The court emphasized that the Local Standards were designed to reflect realistic expense limits based on actual financial circumstances. It pointed out that the Internal Revenue Service's application of these standards allowed for deductions only to the extent that actual expenses incurred did not exceed those caps. The court noted that the IRS Financial Analysis Handbook explicitly stated that if a taxpayer had no monthly car payments, they could not claim any car ownership expense, which further supported the interpretation that actual expenses were necessary for deductions. This context helped the court establish a clear framework for how the Local Standards would be applied in determining eligibility for expense deductions under the means test. The court concluded that simply taking the figures from the Local Standards without considering whether the expenses were actually incurred would distort the means test's purpose.

Purpose of the Means Test

The court further examined the purpose of the means test, which was to ensure that debtors could repay their creditors to the maximum extent possible. It recognized that allowing a deduction for car ownership expenses without any incurred payments would misrepresent a debtor's actual financial capabilities. The court highlighted that the means test was designed to address concerns about debtors abusing the bankruptcy system by filing for relief when they could potentially repay their debts. Thus, it reasoned that excluding deductions for expenses not actually incurred would better align with the statutory aim of promoting fairness and accountability in bankruptcy proceedings. The court reiterated that the statutory language and its interpretation needed to reflect this overarching goal of maximizing creditor repayment potential.

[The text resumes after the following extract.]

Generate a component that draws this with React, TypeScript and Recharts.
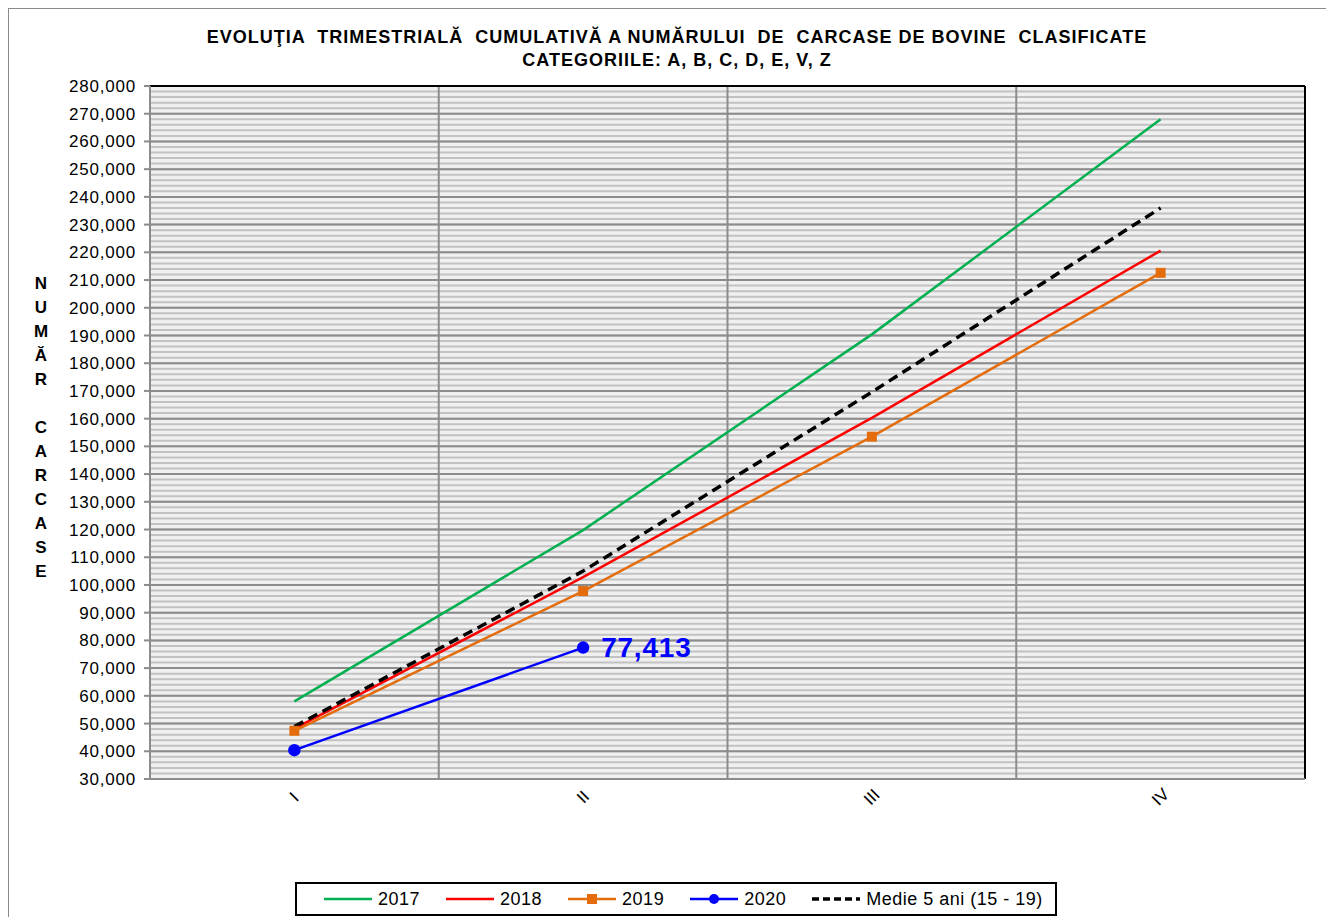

Rejection of Policy Arguments

In its analysis, the court rejected several policy arguments advanced by the Thomases in support of their position. They argued that allowing deductions for car ownership expenses could account for older cars needing replacement or repairs, but the court found that the IRS already addressed this through specific provisions for ownership expenses related to the age and mileage of vehicles. Additionally, the Thomases contended that the court's interpretation unfairly discriminated against poorer debtors who might not have car payments but still faced the costs of maintaining older vehicles. The court clarified that the means test only applied to debtors with above-median incomes, which mitigated the concern of discrimination. It further noted that the statute's structure adequately addressed the situation of debtors who may have just completed their car payments, as other provisions allowed for dismissal based on the totality of circumstances.

Conclusion of the Court

The U.S. District Court ultimately concluded that because the Thomases did not make any car payments, they were not entitled to claim a deduction for car ownership expenses under the means test. This decision led to the presumption of abuse arising under 11 U.S.C. § 707(b)(2). The court reversed the Bankruptcy Court's order and remanded the case for further proceedings to ascertain whether the Thomases could rebut the presumption of abuse by demonstrating "special circumstances." The court's interpretation reinforced the necessity for actual incurred expenses to be accurately reflected in the means test calculations, thereby ensuring adherence to the legislative intent behind the Bankruptcy Abuse Prevention and Consumer Protection Act. This ruling emphasized the importance of aligning statutory interpretations with both the letter and spirit of the law governing bankruptcy proceedings.